* [Task]:
Gather all lines in the records below that include the word "code".

* [Material provided]:
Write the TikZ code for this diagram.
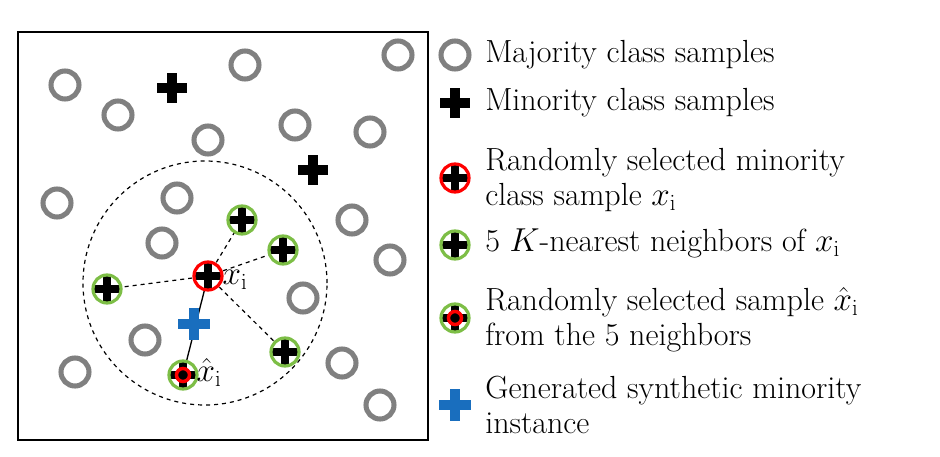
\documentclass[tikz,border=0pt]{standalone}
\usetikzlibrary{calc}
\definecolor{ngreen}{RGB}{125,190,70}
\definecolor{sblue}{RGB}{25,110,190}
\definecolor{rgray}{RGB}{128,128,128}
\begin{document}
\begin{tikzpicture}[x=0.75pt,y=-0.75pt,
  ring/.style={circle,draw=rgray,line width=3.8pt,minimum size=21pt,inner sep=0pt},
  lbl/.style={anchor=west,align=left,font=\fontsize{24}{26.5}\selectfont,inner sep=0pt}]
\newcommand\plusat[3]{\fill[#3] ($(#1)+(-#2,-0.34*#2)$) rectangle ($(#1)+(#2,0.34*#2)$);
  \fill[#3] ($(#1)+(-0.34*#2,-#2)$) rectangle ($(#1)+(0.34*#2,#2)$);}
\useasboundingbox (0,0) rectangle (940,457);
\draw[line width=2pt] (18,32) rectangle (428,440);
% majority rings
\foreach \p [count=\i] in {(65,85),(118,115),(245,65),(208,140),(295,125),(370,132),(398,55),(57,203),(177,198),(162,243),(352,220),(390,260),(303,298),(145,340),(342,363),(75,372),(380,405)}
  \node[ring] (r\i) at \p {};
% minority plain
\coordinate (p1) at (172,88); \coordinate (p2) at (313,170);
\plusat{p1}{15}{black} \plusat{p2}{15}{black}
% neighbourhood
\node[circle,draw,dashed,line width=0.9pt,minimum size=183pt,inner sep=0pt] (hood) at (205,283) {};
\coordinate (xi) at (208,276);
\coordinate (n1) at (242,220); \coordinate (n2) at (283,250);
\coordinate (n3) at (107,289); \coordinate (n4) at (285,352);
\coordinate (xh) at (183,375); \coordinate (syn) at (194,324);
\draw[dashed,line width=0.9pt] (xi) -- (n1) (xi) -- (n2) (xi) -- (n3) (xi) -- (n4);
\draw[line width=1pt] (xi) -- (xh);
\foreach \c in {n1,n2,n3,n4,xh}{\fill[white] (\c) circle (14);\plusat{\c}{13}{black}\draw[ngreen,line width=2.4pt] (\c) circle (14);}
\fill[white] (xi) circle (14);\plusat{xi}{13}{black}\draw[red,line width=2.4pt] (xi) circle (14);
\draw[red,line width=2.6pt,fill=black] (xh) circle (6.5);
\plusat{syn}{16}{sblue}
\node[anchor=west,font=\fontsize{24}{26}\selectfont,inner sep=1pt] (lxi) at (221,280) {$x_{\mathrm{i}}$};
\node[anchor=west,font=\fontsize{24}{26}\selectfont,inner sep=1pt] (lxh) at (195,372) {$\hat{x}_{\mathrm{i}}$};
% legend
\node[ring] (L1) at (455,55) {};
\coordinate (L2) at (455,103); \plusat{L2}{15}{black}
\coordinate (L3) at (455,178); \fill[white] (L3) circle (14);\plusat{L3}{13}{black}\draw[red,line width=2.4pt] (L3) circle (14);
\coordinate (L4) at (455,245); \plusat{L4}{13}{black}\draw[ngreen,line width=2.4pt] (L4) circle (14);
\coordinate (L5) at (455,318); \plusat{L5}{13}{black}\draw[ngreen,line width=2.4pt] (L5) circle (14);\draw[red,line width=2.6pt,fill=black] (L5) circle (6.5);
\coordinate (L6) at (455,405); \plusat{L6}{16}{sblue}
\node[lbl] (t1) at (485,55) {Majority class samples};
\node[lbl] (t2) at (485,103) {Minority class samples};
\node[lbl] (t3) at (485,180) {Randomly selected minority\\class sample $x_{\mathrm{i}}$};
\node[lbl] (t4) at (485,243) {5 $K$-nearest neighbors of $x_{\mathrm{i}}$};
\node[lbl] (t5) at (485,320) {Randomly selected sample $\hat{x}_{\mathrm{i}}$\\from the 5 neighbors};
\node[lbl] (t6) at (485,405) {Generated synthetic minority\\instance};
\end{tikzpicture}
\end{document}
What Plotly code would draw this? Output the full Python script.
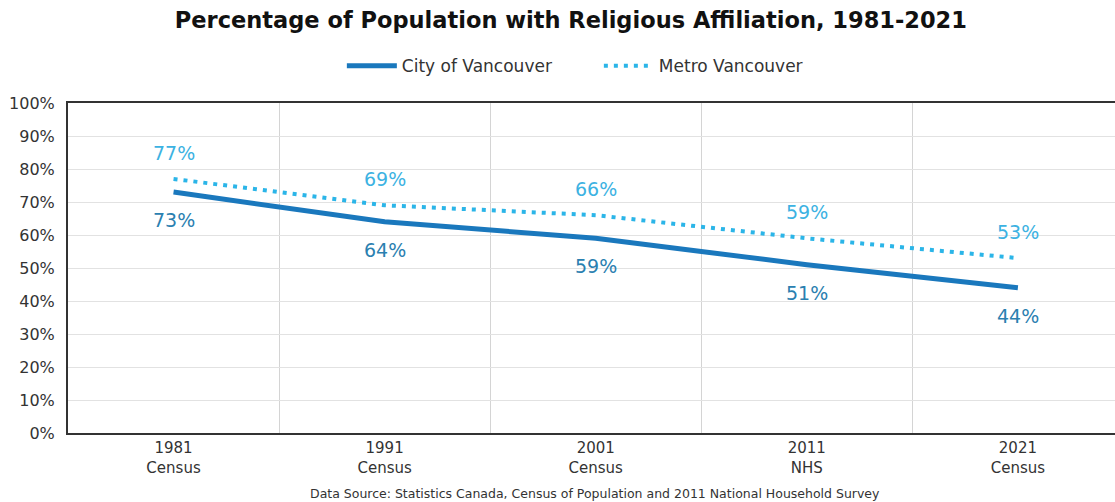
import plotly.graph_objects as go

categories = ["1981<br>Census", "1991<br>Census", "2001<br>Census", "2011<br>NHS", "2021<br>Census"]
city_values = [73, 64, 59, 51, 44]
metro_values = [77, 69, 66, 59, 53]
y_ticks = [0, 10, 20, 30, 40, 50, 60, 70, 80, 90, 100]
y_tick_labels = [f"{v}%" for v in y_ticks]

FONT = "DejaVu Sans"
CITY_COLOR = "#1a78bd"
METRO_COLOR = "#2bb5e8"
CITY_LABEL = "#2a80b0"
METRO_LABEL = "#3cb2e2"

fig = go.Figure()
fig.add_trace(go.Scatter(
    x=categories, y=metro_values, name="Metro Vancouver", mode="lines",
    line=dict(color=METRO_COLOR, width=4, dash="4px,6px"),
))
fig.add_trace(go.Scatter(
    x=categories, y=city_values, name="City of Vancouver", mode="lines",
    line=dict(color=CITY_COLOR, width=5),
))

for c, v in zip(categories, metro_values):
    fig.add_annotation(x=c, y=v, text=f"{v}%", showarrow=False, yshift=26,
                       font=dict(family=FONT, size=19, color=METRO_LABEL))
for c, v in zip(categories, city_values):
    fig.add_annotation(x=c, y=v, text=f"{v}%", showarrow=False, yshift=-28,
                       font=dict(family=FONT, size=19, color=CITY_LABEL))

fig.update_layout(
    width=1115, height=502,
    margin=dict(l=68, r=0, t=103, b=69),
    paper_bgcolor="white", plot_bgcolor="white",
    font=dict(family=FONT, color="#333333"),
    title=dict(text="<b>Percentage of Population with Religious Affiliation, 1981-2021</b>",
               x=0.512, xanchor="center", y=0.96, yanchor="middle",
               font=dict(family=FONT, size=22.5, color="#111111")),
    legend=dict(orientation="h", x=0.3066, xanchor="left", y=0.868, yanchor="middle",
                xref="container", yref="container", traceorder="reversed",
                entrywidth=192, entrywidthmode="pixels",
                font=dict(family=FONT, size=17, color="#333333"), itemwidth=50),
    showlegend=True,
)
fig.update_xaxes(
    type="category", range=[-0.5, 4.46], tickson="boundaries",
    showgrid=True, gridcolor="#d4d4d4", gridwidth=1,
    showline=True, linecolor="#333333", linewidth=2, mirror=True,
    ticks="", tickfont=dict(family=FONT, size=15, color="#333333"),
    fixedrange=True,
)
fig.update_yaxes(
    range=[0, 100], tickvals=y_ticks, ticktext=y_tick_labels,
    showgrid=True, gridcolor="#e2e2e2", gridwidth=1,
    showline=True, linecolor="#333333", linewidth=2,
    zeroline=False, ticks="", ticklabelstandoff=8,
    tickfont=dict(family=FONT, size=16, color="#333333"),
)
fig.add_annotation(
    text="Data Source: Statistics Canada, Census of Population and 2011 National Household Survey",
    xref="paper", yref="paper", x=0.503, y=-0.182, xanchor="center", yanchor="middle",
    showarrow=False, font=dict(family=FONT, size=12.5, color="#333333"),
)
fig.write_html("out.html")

* [Correct result]:
Write the TikZ code for this diagram.
What Plotly code would draw this? Output the full Python script.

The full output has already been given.